• [EXERCISE] Extract the opening line of the entries and every line after it, stopping at and including the line that contains "from matplotlib.offsetbox import". Do not include pictures.
— Start of SUPPLIED INFORMATION —
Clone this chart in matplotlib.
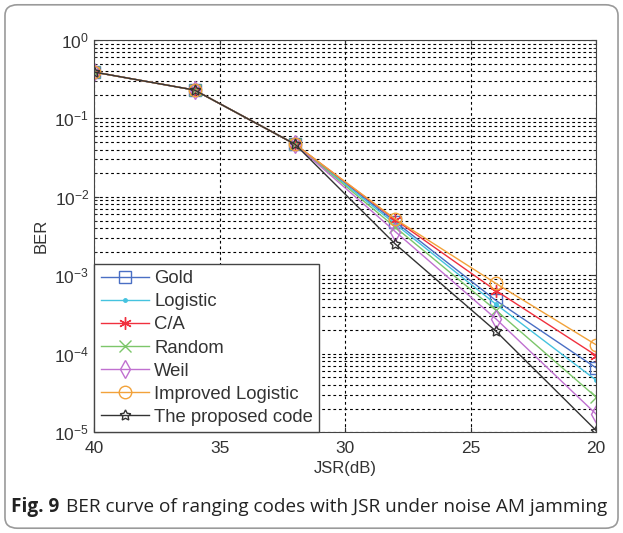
import matplotlib
matplotlib.use("Agg")
import matplotlib.pyplot as plt
from matplotlib.patches import FancyBboxPatch
from matplotlib.offsetbox import TextArea, HPacker, AnchoredOffsetbox

plt.rcParams['font.family'] = ['Liberation Sans', 'DejaVu Sans']
plt.rcParams['mathtext.fontset'] = 'custom'
plt.rcParams['mathtext.rm'] = 'Liberation Sans'
plt.rcParams['mathtext.it'] = 'Liberation Sans'

# JSR points (dB) and BER values
jsr = [40, 36, 32, 28, 24, 20]
ber_gold = [0.39, 0.23, 0.047, 4.8e-3, 4.8e-4, 6.6e-5]
ber_logistic = [0.39, 0.23, 0.047, 4.5e-3, 4.3e-4, 4.6e-5]
ber_ca = [0.39, 0.23, 0.047, 5.1e-3, 6.4e-4, 9.5e-5]
ber_random = [0.39, 0.23, 0.047, 4.1e-3, 3.6e-4, 2.8e-5]
ber_weil = [0.39, 0.23, 0.047, 3.6e-3, 2.8e-4, 1.7e-5]
ber_improved = [0.39, 0.23, 0.047, 5.2e-3, 7.9e-4, 1.3e-4]
ber_proposed = [0.39, 0.23, 0.047, 2.5e-3, 1.95e-4, 1.05e-5]

labels = ["Gold", "Logistic", "C/A", "Random", "Weil",
          "Improved Logistic", "The proposed code"]
series = [ber_gold, ber_logistic, ber_ca, ber_random, ber_weil,
          ber_improved, ber_proposed]
colors = ["#4a6fc4", "#45c3df", "#f0303e", "#7cc66a", "#c070d0",
          "#f2a23a", "#333333"]
markers = ["s", ".", (6, 2, 0), "x", "d", "o", (5, 1, 0)]
sizes = [8, 5, 9, 8, 9, 9, 8]

fig = plt.figure(figsize=(6.23, 5.33), dpi=100)
ax = fig.add_axes([0.151, 0.189, 0.806, 0.736])

for ys, lab, c, m, s in zip(series, labels, colors, markers, sizes):
    filled = m in (".", "x") or m == (6, 2, 0)
    ax.plot(jsr, ys, color=c, marker=m, lw=1.0, ms=s,
            markerfacecolor=c if filled else "none", markeredgecolor=c,
            markeredgewidth=1.0, label=lab)

ax.set_yscale("log")
ax.set_ylim(1e-5, 1)
ax.set_xlim(40, 20)
ax.set_xticks([40, 35, 30, 25, 20])
ax.set_yticks([1e-5, 1e-4, 1e-3, 1e-2, 1e-1, 1])
ax.grid(True, which="major", axis="x", color="k", ls=(0, (2.5, 2.5)), lw=0.8)
ax.grid(True, which="both", axis="y", color="k", ls=(0, (2.5, 2.5)), lw=0.8)
ax.tick_params(which="both", direction="in", top=True, right=True,
               labelsize=12.5, colors="#333333")
ax.tick_params(axis="x", pad=6)
for s in ax.spines.values():
    s.set_color("#444444")
ax.set_xlabel("JSR(dB)", fontsize=12, color="#333333", labelpad=4)
ax.set_ylabel("BER", fontsize=12, color="#333333", labelpad=4)

leg = ax.legend(loc="lower left", fontsize=13.3, frameon=True, fancybox=False,
                borderaxespad=0, handlelength=2.6, labelspacing=0.33,
                handletextpad=0.3, borderpad=0.35)
leg.get_frame().set_edgecolor("#444444")
leg.get_frame().set_linewidth(1.0)
leg.get_frame().set_alpha(1)
for t in leg.get_texts():
    t.set_color("#333333")

# caption with bold figure number
cap = HPacker(children=[
    TextArea("Fig. 9", textprops=dict(fontsize=13.7, fontweight="bold",
                                      family="Open Sans", color="#222222")),
    TextArea("BER curve of ranging codes with JSR under noise AM jamming",
             textprops=dict(fontsize=13.7, family="Open Sans", color="#222222")),
], align="baseline", pad=0, sep=5)
anch = AnchoredOffsetbox(loc="lower left", child=cap, frameon=False,
                         bbox_to_anchor=(0.017, 0.03), bbox_transform=fig.transFigure,
                         borderpad=0, pad=0)
fig.add_artist(anch)

border = FancyBboxPatch((0.008, 0.009), 0.984, 0.982, transform=fig.transFigure,
                        boxstyle="round,pad=0,rounding_size=0.02",
                        facecolor="none", edgecolor="#9a9a9a", lw=1.2)
fig.add_artist(border)

fig.savefig("out.png", dpi=100)
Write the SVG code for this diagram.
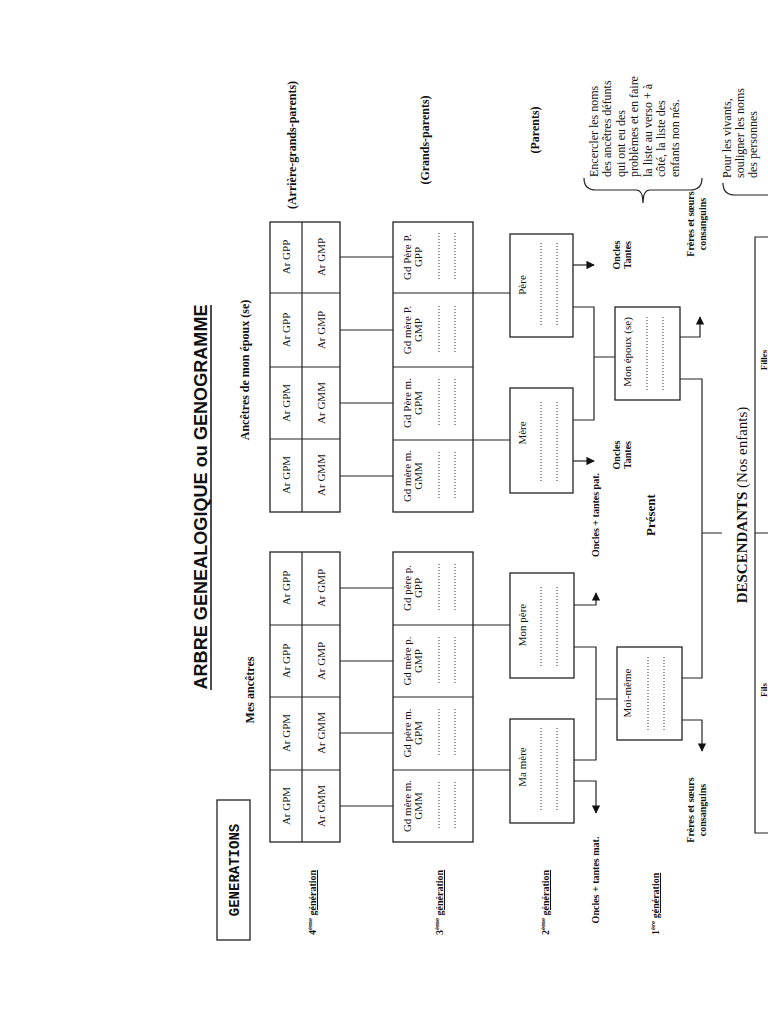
<svg xmlns="http://www.w3.org/2000/svg" width="768" height="1024" viewBox="0 0 768 1024" font-size="11">
<defs>
<style>
.b{fill:#fff;stroke:#222;stroke-width:1.3}
.c{fill:none;stroke:#222;stroke-width:1.2}
.d{stroke:#333;stroke-width:1;stroke-dasharray:1 2}
text{font-family:"Liberation Serif","Times New Roman",serif;fill:#111}
.m{text-anchor:middle}
.bd{font-weight:bold}
</style>
<marker id="ah" viewBox="0 0 10 10" refX="9" refY="5" markerWidth="7" markerHeight="7" orient="auto"><path d="M0,0L10,5L0,10z" fill="#111"/></marker>
</defs>
<rect width="768" height="1024" fill="#fff"/>
<g id="title">
<text class="m bd" transform="translate(207,497) rotate(-90)" style="font-family:'Liberation Sans',Arial,sans-serif;font-size:18px" textLength="385">ARBRE GENEALOGIQUE ou GENOGRAMME</text>
<line x1="211" y1="305" x2="211" y2="690" stroke="#111" stroke-width="1.5"/>
</g>
<g id="generations">
<rect x="217" y="800" width="33" height="140" class="b"/>
<text class="m bd" transform="translate(239,870) rotate(-90)" style="font-family:'Liberation Mono',monospace;font-size:14px">GENERATIONS</text>
</g>
<g id="headings">
<text class="m bd" transform="translate(254,690) rotate(-90)" font-size="12">Mes ancêtres</text>
<text class="m bd" transform="translate(249,370) rotate(-90)" font-size="12">Ancêtres de mon époux (se)</text>
<text class="m bd" transform="translate(296,145) rotate(-90)" font-size="12">(Arrière-grands-parents)</text>
<text class="m bd" transform="translate(429,140) rotate(-90)" font-size="12">(Grands-parents)</text>
<text class="m bd" transform="translate(539,130) rotate(-90)" font-size="12">(Parents)</text>
<text class="m bd" transform="translate(655,515) rotate(-90)" font-size="13">Présent</text>
<text class="m" transform="translate(747,505) rotate(-90)" font-size="15"><tspan class="bd">DESCENDANTS</tspan> (Nos enfants)</text>
</g>
<g id="genlabels">
<text class="bd" transform="translate(316,935) rotate(-90)" font-size="10">4<tspan font-size="7" dy="-4">ème</tspan><tspan dy="4"> </tspan><tspan text-decoration="underline">génération</tspan></text>
<text class="bd" transform="translate(443,935) rotate(-90)" font-size="10">3<tspan font-size="7" dy="-4">ème</tspan><tspan dy="4"> </tspan><tspan text-decoration="underline">génération</tspan></text>
<text class="bd" transform="translate(549,935) rotate(-90)" font-size="10">2<tspan font-size="7" dy="-4">ème</tspan><tspan dy="4"> </tspan><tspan text-decoration="underline">génération</tspan></text>
<text class="bd" transform="translate(659,935) rotate(-90)" font-size="10">1<tspan font-size="7" dy="-4">ère</tspan><tspan dy="4"> </tspan><tspan text-decoration="underline">génération</tspan></text>
</g>
<g id="gen4-left">
<rect x="270" y="552" width="70" height="290" class="b"/>
<path class="c" d="M302,552V842M270,625H340M270,697H340M270,770H340"/>
<text class="m" transform="translate(290,588) rotate(-90)">Ar GPP</text><text class="m" transform="translate(325,588) rotate(-90)">Ar GMP</text>
<text class="m" transform="translate(290,661) rotate(-90)">Ar GPP</text><text class="m" transform="translate(325,661) rotate(-90)">Ar GMP</text>
<text class="m" transform="translate(290,733) rotate(-90)">Ar GPM</text><text class="m" transform="translate(325,733) rotate(-90)">Ar GMM</text>
<text class="m" transform="translate(290,806) rotate(-90)">Ar GPM</text><text class="m" transform="translate(325,806) rotate(-90)">Ar GMM</text>
</g>
<g id="gen4-right">
<rect x="270" y="222" width="70" height="290" class="b"/>
<path class="c" d="M302,222V512M270,293H340M270,367H340M270,439H340"/>
<text class="m" transform="translate(290,257) rotate(-90)">Ar GPP</text><text class="m" transform="translate(325,257) rotate(-90)">Ar GMP</text>
<text class="m" transform="translate(290,330) rotate(-90)">Ar GPP</text><text class="m" transform="translate(325,330) rotate(-90)">Ar GMP</text>
<text class="m" transform="translate(290,403) rotate(-90)">Ar GPM</text><text class="m" transform="translate(325,403) rotate(-90)">Ar GMM</text>
<text class="m" transform="translate(290,475) rotate(-90)">Ar GPM</text><text class="m" transform="translate(325,475) rotate(-90)">Ar GMM</text>
</g>
<g id="gen3-left">
<rect x="393" y="552" width="80" height="290" class="b"/>
<path class="c" d="M393,625H473M393,697H473M393,770H473"/>
<text class="m" transform="translate(411,588) rotate(-90)">Gd père p.</text><text class="m" transform="translate(422,588) rotate(-90)">GPP</text>
<text class="m" transform="translate(411,661) rotate(-90)">Gd mère p.</text><text class="m" transform="translate(422,661) rotate(-90)">GMP</text>
<text class="m" transform="translate(411,733) rotate(-90)">Gd père m.</text><text class="m" transform="translate(422,733) rotate(-90)">GPM</text>
<text class="m" transform="translate(411,806) rotate(-90)">Gd mère m.</text><text class="m" transform="translate(422,806) rotate(-90)">GMM</text>
<path class="d" d="M439,564V612M455,564V612M439,637V685M455,637V685M439,709V757M455,709V757M439,782V830M455,782V830"/>
</g>
<g id="gen3-right">
<rect x="393" y="222" width="80" height="290" class="b"/>
<path class="c" d="M393,293H473M393,367H473M393,440H473"/>
<text class="m" transform="translate(411,257) rotate(-90)">Gd Père P.</text><text class="m" transform="translate(422,257) rotate(-90)">GPP</text>
<text class="m" transform="translate(411,330) rotate(-90)">Gd mère P.</text><text class="m" transform="translate(422,330) rotate(-90)">GMP</text>
<text class="m" transform="translate(411,403) rotate(-90)">Gd Père m.</text><text class="m" transform="translate(422,403) rotate(-90)">GPM</text>
<text class="m" transform="translate(411,476) rotate(-90)">Gd mère m.</text><text class="m" transform="translate(422,476) rotate(-90)">GMM</text>
<path class="d" d="M439,233V281M455,233V281M439,306V354M455,306V354M439,379V427M455,379V427M439,452V500M455,452V500"/>
</g>
<g id="mon-pere"><rect x="510" y="573" width="64" height="105" class="b"/>
<text class="m" transform="translate(526,625) rotate(-90)">Mon père</text><path class="d" d="M541,587V667M557,587V667"/></g>
<g id="ma-mere"><rect x="510" y="719" width="64" height="104" class="b"/>
<text class="m" transform="translate(526,767) rotate(-90)">Ma mère</text><path class="d" d="M541,728V812M557,728V812"/></g>
<g id="moi-meme"><rect x="617" y="647" width="65" height="93" class="b"/>
<text class="m" transform="translate(631,693) rotate(-90)">Moi-même</text><path class="d" d="M648,657V732M664,657V732"/></g>
<g id="pere"><rect x="510" y="234" width="63" height="103" class="b"/>
<text class="m" transform="translate(526,285) rotate(-90)">Père</text><path class="d" d="M541,243V327M557,243V327"/></g>
<g id="mere"><rect x="510" y="388" width="63" height="105" class="b"/>
<text class="m" transform="translate(526,433) rotate(-90)">Mère</text><path class="d" d="M541,402V483M557,402V483"/></g>
<g id="mon-epoux"><rect x="615" y="307" width="65" height="93" class="b"/>
<text class="m" transform="translate(631,352) rotate(-90)">Mon époux (se)</text><path class="d" d="M647,317V390M663,317V390"/></g>
<g id="connectors">
<path class="c" d="M340,588H393M340,661H393M340,733H393M340,806H393"/>
<path class="c" d="M340,257H393M340,330H393M340,403H393M340,476H393"/>
<path class="c" d="M473,625H510M473,770H510M473,293H510M473,440H510"/>
<path class="c" d="M574,647H596V760H574M596,699H617"/>
<path class="c" d="M573,307H594V420H573M594,357H615"/>
<path class="c" d="M682,678H702V379H680M702,533H722"/>
<path class="c" marker-end="url(#ah)" d="M574,605H596V593"/>
<path class="c" marker-end="url(#ah)" d="M574,781H596V813"/>
<path class="c" marker-end="url(#ah)" d="M682,720H702V751"/>
<path class="c" marker-end="url(#ah)" d="M573,265H594"/>
<path class="c" marker-end="url(#ah)" d="M573,461H594"/>
<path class="c" marker-end="url(#ah)" d="M680,337H700V317"/>
<path class="c" d="M768,237H755V833H768M755,533H768"/>
</g>
<g id="labels">
<text class="m bd" transform="translate(599,515) rotate(-90)" font-size="10">Oncles +  tantes  pat.</text>
<text class="m bd" transform="translate(599,880) rotate(-90)" font-size="10">Oncles + tantes  mat.</text>
<text class="m bd" transform="translate(620,455) rotate(-90)" font-size="10">Oncles</text><text class="m bd" transform="translate(631,455) rotate(-90)" font-size="10">Tantes</text>
<text class="m bd" transform="translate(620,255) rotate(-90)" font-size="10">Oncles</text><text class="m bd" transform="translate(631,255) rotate(-90)" font-size="10">Tantes</text>
<text class="m bd" transform="translate(694,224) rotate(-90)" font-size="10">Frères et sœurs</text><text class="m bd" transform="translate(706,224) rotate(-90)" font-size="10">consanguins</text>
<text class="m bd" transform="translate(694,810) rotate(-90)" font-size="10">Frères et sœurs</text><text class="m bd" transform="translate(706,810) rotate(-90)" font-size="10">consanguins</text>
<text class="m bd" transform="translate(767,360) rotate(-90)" font-size="9">Filles</text>
<text class="m bd" transform="translate(767,690) rotate(-90)" font-size="9">Fils</text>
</g>
<g id="notes">
<text transform="translate(598,177) rotate(-90)" font-size="12">Encercler les  noms</text>
<text transform="translate(611,177) rotate(-90)" font-size="12">des ancêtres défunts</text>
<text transform="translate(625,177) rotate(-90)" font-size="12">qui ont eu des</text>
<text transform="translate(638,177) rotate(-90)" font-size="12">problèmes et en faire</text>
<text transform="translate(652,177) rotate(-90)" font-size="12">la liste au verso + à</text>
<text transform="translate(665,177) rotate(-90)" font-size="12">côté, la liste des</text>
<text transform="translate(679,177) rotate(-90)" font-size="12">enfants non nés.</text>
<path class="c" d="M584,178Q584,190 596,190H636Q643,190 643,203Q643,190 650,190H690Q702,190 702,178"/>
<text transform="translate(731,178) rotate(-90)" font-size="12">Pour les vivants,</text>
<text transform="translate(744,178) rotate(-90)" font-size="12">souligner les noms</text>
<text transform="translate(757,178) rotate(-90)" font-size="12">des personnes</text>
<path class="c" d="M723,183Q723,195 735,195H768"/>
</g>
</svg>
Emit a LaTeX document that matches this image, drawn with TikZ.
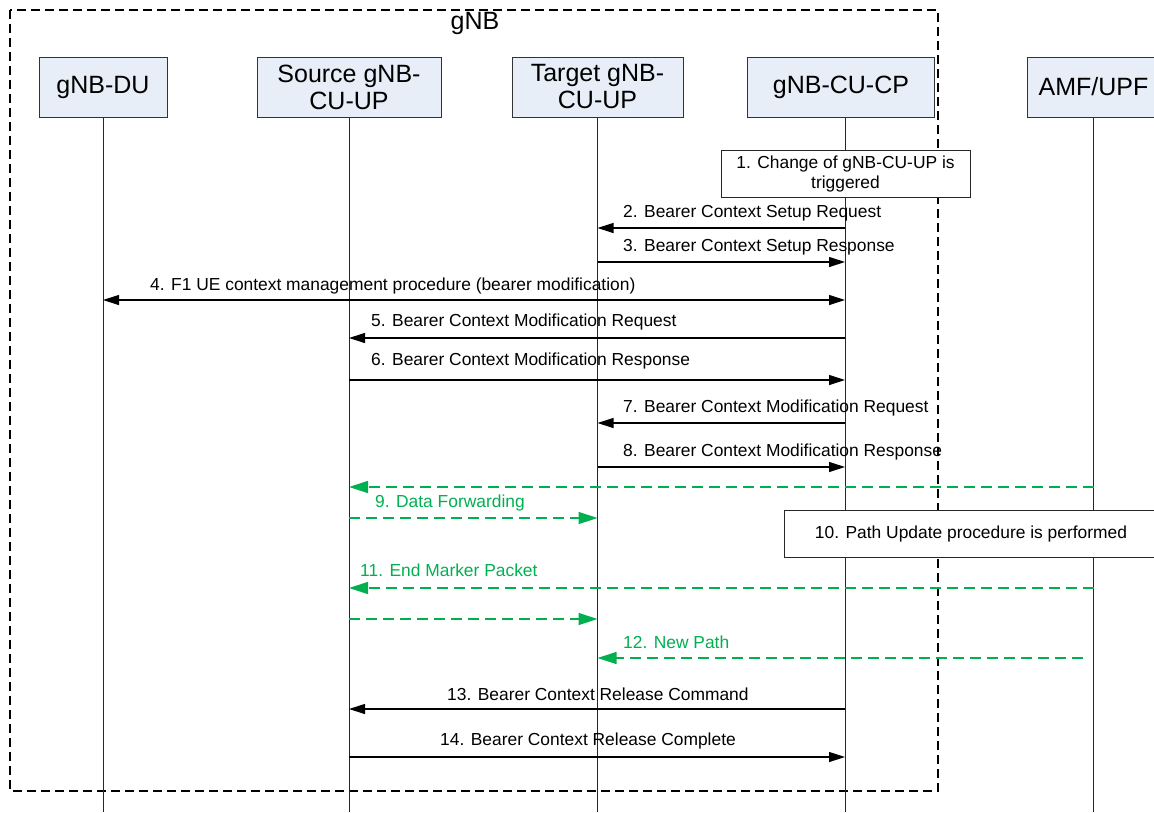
— End of SUPPLIED INFORMATION —
• [TASK RESPONSE]
Clone this chart in matplotlib.
import matplotlib
matplotlib.use("Agg")
import matplotlib.pyplot as plt
from matplotlib.patches import FancyBboxPatch
from matplotlib.offsetbox import TextArea, HPacker, AnchoredOffsetbox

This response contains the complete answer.